Reynolds nodded and rubbed his hands together. "Good. That will take care of the public, now we need a plan for the budget committee."
"Sir," Brown said, "we need to find out what made the Anumians attack our crew. We need to understand them as a people. If we understand where we went wrong, maybe we can prevent it from happening with the next aliens we meet."
"I was thinking along the same lines. What we find might be more relevant than you think," Reynolds said.
"We do have a good bit of information about the Anumians, ma'am," Scott said. "We should be able to examine it to see what happened and why."
Brown pursed her lips. "We will put our best people on it, sir. I think Sargent Thompson is a history buff, we can have him look at the history text and periodicals. Our scientists in –"
"I feel we need to attack this situation with something better than our best people, Colonel," Reynolds said.
"What could be better than our best people, sir?" Confusion was clear on Brown's face.
"You are right, sir." Scott sat up straighter. "I see where you're going. That would improve our results. We will have to be careful to make sure we maintain confidentiality with whoever we bring in."
Brown shot forward in her chair glaring at Reynolds. "Wait, are you suggesting we put civilians on this project?" Her eyes realized they should not be so bold with a superior officer and looked away. "Sir."
"No, I am not suggesting it," Reynolds said. "I am ordering it. We need the absolute best in the fields of biology, botany, and socio-history. We will need to bring in people for botany and socio-history."
Brown leaned forward. This time, her arms forgot whom they were addressing and slammed down onto the table. "With respect, our people are good, sir."
"They are good, but we want the absolute best," Reynolds said.
Scott nodded rocking back and forth in his chair. "I agree, sir. We need the absolute best on this project because this is the most important discovery in mankind's history. If we are seen as having held back, it will not look good. But if I may ask, why botany and socio-history?"
"We already have very good biologists in the GA," Reynolds said. "We don't have experts in plants or history, at least history not involving war. We need a botanist to examine all the plant samples. There are promising possibilities according to a few of the vlogs I saw."
"That makes sense, sir," Scott said, "but what about the historian?"
"Socio-historian. There is a big difference. Socio-historians look at history, but they do so in relation to a group of people to get an understanding of what made them what they are today or at any period in time. We need to understand these Anumians."
"But is it worth the risk to bring in civilians on this, sir?" Brown asked.
"This is not a discussion," Reynolds said almost as a whisper and through tight lips. "Brown, you are ordered to accept the civilians we will select to work with you on this project."
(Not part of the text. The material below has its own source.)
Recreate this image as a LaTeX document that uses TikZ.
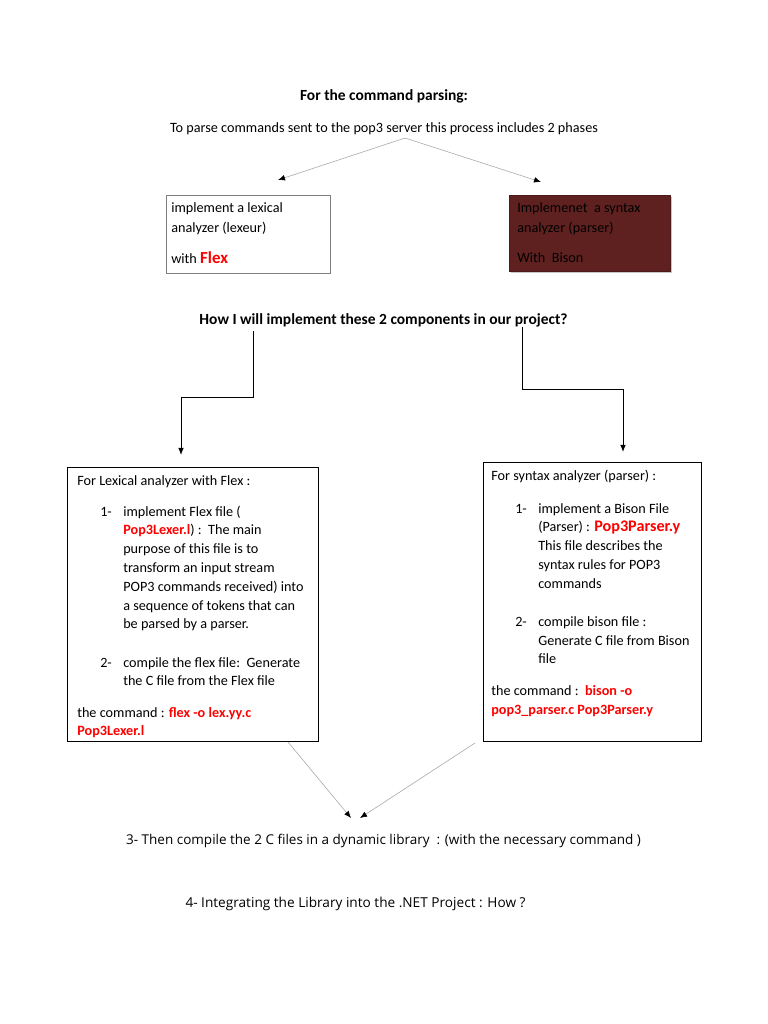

Brown fell back into her chair. "Yes, sir."
Reynolds could tell it would not go easy for whomever he assigned to her. He hoped she was not too hard on them. He would have to keep an eye on that situation.
"Good," Reynolds said. "Now that we conquered that issue, we need to discuss the budgeting matter. I have two ideas on how to improve our financial position. First, if we decide to release these documents, I have an idea that will make that quite profitable. I am going to put someone to work on that possibility just in case."
Scott laughed. "You sound more like a businessman than a general, sir."
Reynolds smiled. "I have learned to be flexible. If I make a terrible businessman, I have another idea that will appeal to the budgeting committee and put the GA into a strong position again."
Scott leaned forward with both hands on the arms of his chair. "What's that, sir?"
"The vlogs say they found large quantities of tallumite on Anuma."
Brown's frown disappeared, and she whistled.